Obradovic who said they have been asking for three months for a few minutes of air time during the main news, but did not get it.

“The security let us in. They stood with the people. We don't want to demolish anything, we don't want to steal, we ask for one thing only – a live appearance of an organiser, not a politician or MP – during the main news,” Obradovic said.”

After a few protests, President Aleksandar Vucic said people could demonstrate as long as they wished, but that any violence would not be tolerated.

Last Saturday they organised the same event for an hour but did not enter the building.
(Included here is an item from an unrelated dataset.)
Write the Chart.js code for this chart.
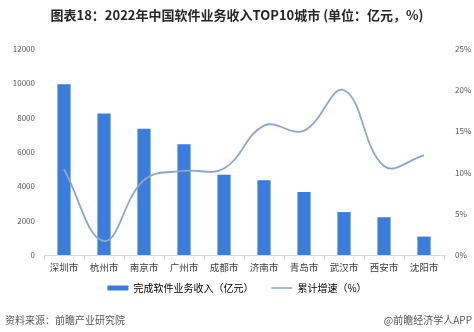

They demanded the resignation of the RTS management, saying they report on political issues, including the protests, as the government mouthpiece although all citizens partly finance them as a public broadcaster.

At the start of the 15th protest, Sinisa Kovacevic, the best known contemporary playwriter, and the deputy leader of the Popular Party told the crowd at the start of the 15th anti-government rally in Belgrade, the regime split people fueling hatred and added that if “a drop of blood falls it will be on Vucic's hands.

In a political radicalisation of the protests last Tuesday, the opposition parties gave the government and president a 30-day deadline to step down or face a large-scale rally in Belgrade on April 13.

“We want elections at all levels within six to nine months during which the media would be free and other opposition demands for fair elections are met,” the opposition said.

Authorities did not comment on the opposition demands for the resignations of Vucic, Prime Minister Ana Brnabic and Parliament Speaker Maja Gojkovic.

“If we don’t win on April 13, we won’t exist,” Kovacevic told the crowd, receiving a huge round of applause. “Vucic must go,” he said, adding the Kosovo issue could not be solved with him in power.

On Friday, the rallies were held in over 20 places across the country. They became regular in some 100 cities and towns, held on Thursdays, Fridays and Saturdays, according to to the organisers.

As of recently, the protesters in some places first listened to speeches by politicians, while before, the speakers included, actors, professors, academicians and common citizens.

The protest walks commonly followed the speeches. The demands were mostly the same: Vucic’s resignation, fair elections, free media, and some local requests for dismissals of SNS officials.

The demonstrations started last November after an opposition leader, Borko Stefanovic, was heavily beaten up by thugs with metal bars ahead of the Alliance for Serbia (SzS) opposition grouping rally in the central town of Krusevac.

The next day, the first protest was held in Belgrade under the “Stop bloody shirts” slogan. Since December 8, they became regular under a new slogan. After Vucic said he wouldn’t cede to the demands even if five million people protested, the rallies were renamed into #1 in 5 million.

So far, Vucic mainly ignored the protests, saying the opposition was behind them and offered them a fresh election where they could measure their strength, though the opposition leaders did not ask for any vote and the majority of the parties said they would boycott it if held according to the current rules.

Meanwhile, in what seems to be Vucic’s answer to the escalation, he launched The Future of Serbia campaign, touring different districts and presenting the people with all the achievement under his rule and with what was wrong with the previous regime, whose leaders now joined the protests.

He denied the campaign was presidential or an election activity. His SNS party hasn’t yet held a previously announced session where it was to decide whether to ask Vucic to call for an early election, with many of high-ranking officials in favour.